Write out each line of the listing as it stands, without the images.
---+---
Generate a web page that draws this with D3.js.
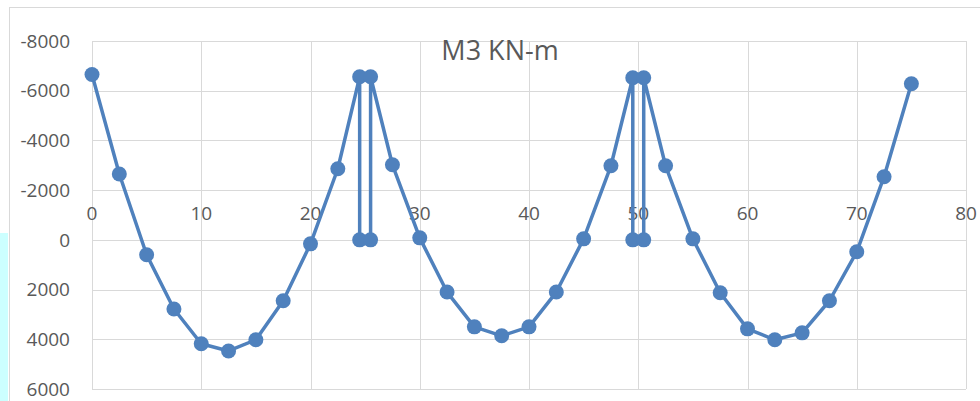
<!DOCTYPE html>
<html><head><meta charset="utf-8">
<script src="https://cdn.jsdelivr.net/npm/d3@7"></script>
<style>body{margin:0;background:#fff;}svg{display:block;font-family:"Open Sans",Calibri,sans-serif;}</style>
</head><body><div id="chart"></div>
<script>
// Data
let xValues = [0, 2.5, 5, 7.5, 10, 12.5, 15, 17.5, 20, 22.5, 24.5, 24.5, 25.5, 25.5, 27.5, 30, 32.5, 35, 37.5, 40, 42.5, 45, 47.5, 49.5, 49.5, 50.5, 50.5, 52.5, 55, 57.5, 60, 62.5, 65, 67.5, 70, 72.5, 75];
let m3Values = [-6650, -2650, 600, 2780, 4180, 4470, 4020, 2450, 160, -2860, -6560, 0, 0, -6560, -3020, -80, 2100, 3500, 3860, 3500, 2100, -40, -2980, -6520, 0, 0, -6520, -2980, -40, 2130, 3580, 4020, 3740, 2450, 480, -2540, -6280];
let xTicks = [0, 10, 20, 30, 40, 50, 60, 70, 80];
let yTicks = [-8000, -6000, -4000, -2000, 0, 2000, 4000, 6000];

let svgWidth = 980, svgHeight = 401;
let margin = {top: 41, right: 14, bottom: 12, left: 92};

let svg = d3.select("#chart").append("svg")
    .attr("width", svgWidth).attr("height", svgHeight);

// left cyan strip and chart border
svg.append("rect").attr("x", 0).attr("y", 233).attr("width", 8).attr("height", 168).attr("fill", "#ccffff");
svg.append("rect").attr("x", 9.5).attr("y", 7.5).attr("width", 980).attr("height", 400)
    .attr("fill", "none").attr("stroke", "#d9d9d9");

let x = d3.scaleLinear().domain([0, 80]).range([margin.left, 966]);
let y = d3.scaleLinear().domain([-8000, 6000]).range([margin.top, 389]);

let grid = svg.append("g").attr("stroke", "#d9d9d9").attr("stroke-width", 1);
grid.selectAll(".h").data(yTicks).enter().append("line")
    .attr("x1", x(0)).attr("x2", x(80))
    .attr("y1", d => Math.round(y(d)) + 0.5).attr("y2", d => Math.round(y(d)) + 0.5);
grid.selectAll(".v").data(xTicks).enter().append("line")
    .attr("y1", y(-8000)).attr("y2", y(6000))
    .attr("x1", d => Math.round(x(d)) + 0.5).attr("x2", d => Math.round(x(d)) + 0.5);

// y tick labels
svg.append("g").selectAll("text").data(yTicks).enter().append("text")
    .attr("x", 70).attr("y", d => y(d)).attr("dy", "0.35em")
    .attr("text-anchor", "end").attr("fill", "#595959").style("font-size", "19px")
    .text(d => d);

// x tick labels sit above the zero line
svg.append("g").selectAll("text").data(xTicks).enter().append("text")
    .attr("x", d => x(d)).attr("y", y(0) - 27).attr("dy", "0.35em")
    .attr("text-anchor", "middle").attr("fill", "#595959").style("font-size", "19px")
    .text(d => d);

svg.append("text").attr("x", 500).attr("y", 51).attr("dy", "0.35em")
    .attr("text-anchor", "middle").attr("fill", "#595959").style("font-size", "27px")
    .text("M3 KN-m");

let pts = xValues.map((d, i) => [d, m3Values[i]]);
let line = d3.line().x(d => x(d[0])).y(d => y(d[1]));
svg.append("path").datum(pts).attr("d", line)
    .attr("fill", "none").attr("stroke", "#4f81bd").attr("stroke-width", 3.5).attr("stroke-linejoin", "round");
svg.append("g").selectAll("circle").data(pts).enter().append("circle")
    .attr("cx", d => x(d[0])).attr("cy", d => y(d[1])).attr("r", 7.5).attr("fill", "#4f81bd");
</script></body></html>
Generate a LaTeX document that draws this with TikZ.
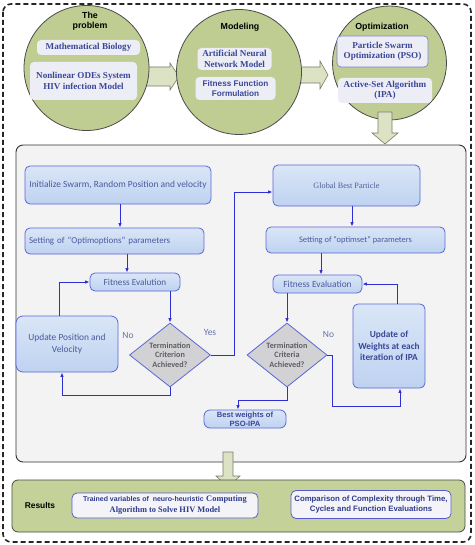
---+---
▶ [Answer in full]
Generate a web page that draws this with D3.js.
<!DOCTYPE html>
<html><head><meta charset="utf-8">
<script src="https://cdn.jsdelivr.net/npm/d3@7"></script>
<style>body{margin:0;background:#fff;}svg{display:block;font-family:"Open Sans",Calibri,sans-serif;}</style>
</head><body><div id="chart"></div>
<script>
// Data
let xValues = [0, 2.5, 5, 7.5, 10, 12.5, 15, 17.5, 20, 22.5, 24.5, 24.5, 25.5, 25.5, 27.5, 30, 32.5, 35, 37.5, 40, 42.5, 45, 47.5, 49.5, 49.5, 50.5, 50.5, 52.5, 55, 57.5, 60, 62.5, 65, 67.5, 70, 72.5, 75];
let m3Values = [-6650, -2650, 600, 2780, 4180, 4470, 4020, 2450, 160, -2860, -6560, 0, 0, -6560, -3020, -80, 2100, 3500, 3860, 3500, 2100, -40, -2980, -6520, 0, 0, -6520, -2980, -40, 2130, 3580, 4020, 3740, 2450, 480, -2540, -6280];
let xTicks = [0, 10, 20, 30, 40, 50, 60, 70, 80];
let yTicks = [-8000, -6000, -4000, -2000, 0, 2000, 4000, 6000];

let svgWidth = 980, svgHeight = 401;
let margin = {top: 41, right: 14, bottom: 12, left: 92};

let svg = d3.select("#chart").append("svg")
    .attr("width", svgWidth).attr("height", svgHeight);

// left cyan strip and chart border
svg.append("rect").attr("x", 0).attr("y", 233).attr("width", 8).attr("height", 168).attr("fill", "#ccffff");
svg.append("rect").attr("x", 9.5).attr("y", 7.5).attr("width", 980).attr("height", 400)
    .attr("fill", "none").attr("stroke", "#d9d9d9");

let x = d3.scaleLinear().domain([0, 80]).range([margin.left, 966]);
let y = d3.scaleLinear().domain([-8000, 6000]).range([margin.top, 389]);

let grid = svg.append("g").attr("stroke", "#d9d9d9").attr("stroke-width", 1);
grid.selectAll(".h").data(yTicks).enter().append("line")
    .attr("x1", x(0)).attr("x2", x(80))
    .attr("y1", d => Math.round(y(d)) + 0.5).attr("y2", d => Math.round(y(d)) + 0.5);
grid.selectAll(".v").data(xTicks).enter().append("line")
    .attr("y1", y(-8000)).attr("y2", y(6000))
    .attr("x1", d => Math.round(x(d)) + 0.5).attr("x2", d => Math.round(x(d)) + 0.5);

// y tick labels
svg.append("g").selectAll("text").data(yTicks).enter().append("text")
    .attr("x", 70).attr("y", d => y(d)).attr("dy", "0.35em")
    .attr("text-anchor", "end").attr("fill", "#595959").style("font-size", "19px")
    .text(d => d);

// x tick labels sit above the zero line
svg.append("g").selectAll("text").data(xTicks).enter().append("text")
    .attr("x", d => x(d)).attr("y", y(0) - 27).attr("dy", "0.35em")
    .attr("text-anchor", "middle").attr("fill", "#595959").style("font-size", "19px")
    .text(d => d);

svg.append("text").attr("x", 500).attr("y", 51).attr("dy", "0.35em")
    .attr("text-anchor", "middle").attr("fill", "#595959").style("font-size", "27px")
    .text("M3 KN-m");

let pts = xValues.map((d, i) => [d, m3Values[i]]);
let line = d3.line().x(d => x(d[0])).y(d => y(d[1]));
svg.append("path").datum(pts).attr("d", line)
    .attr("fill", "none").attr("stroke", "#4f81bd").attr("stroke-width", 3.5).attr("stroke-linejoin", "round");
svg.append("g").selectAll("circle").data(pts).enter().append("circle")
    .attr("cx", d => x(d[0])).attr("cy", d => y(d[1])).attr("r", 7.5).attr("fill", "#4f81bd");
</script></body></html>
Generate a LaTeX document that draws this with TikZ.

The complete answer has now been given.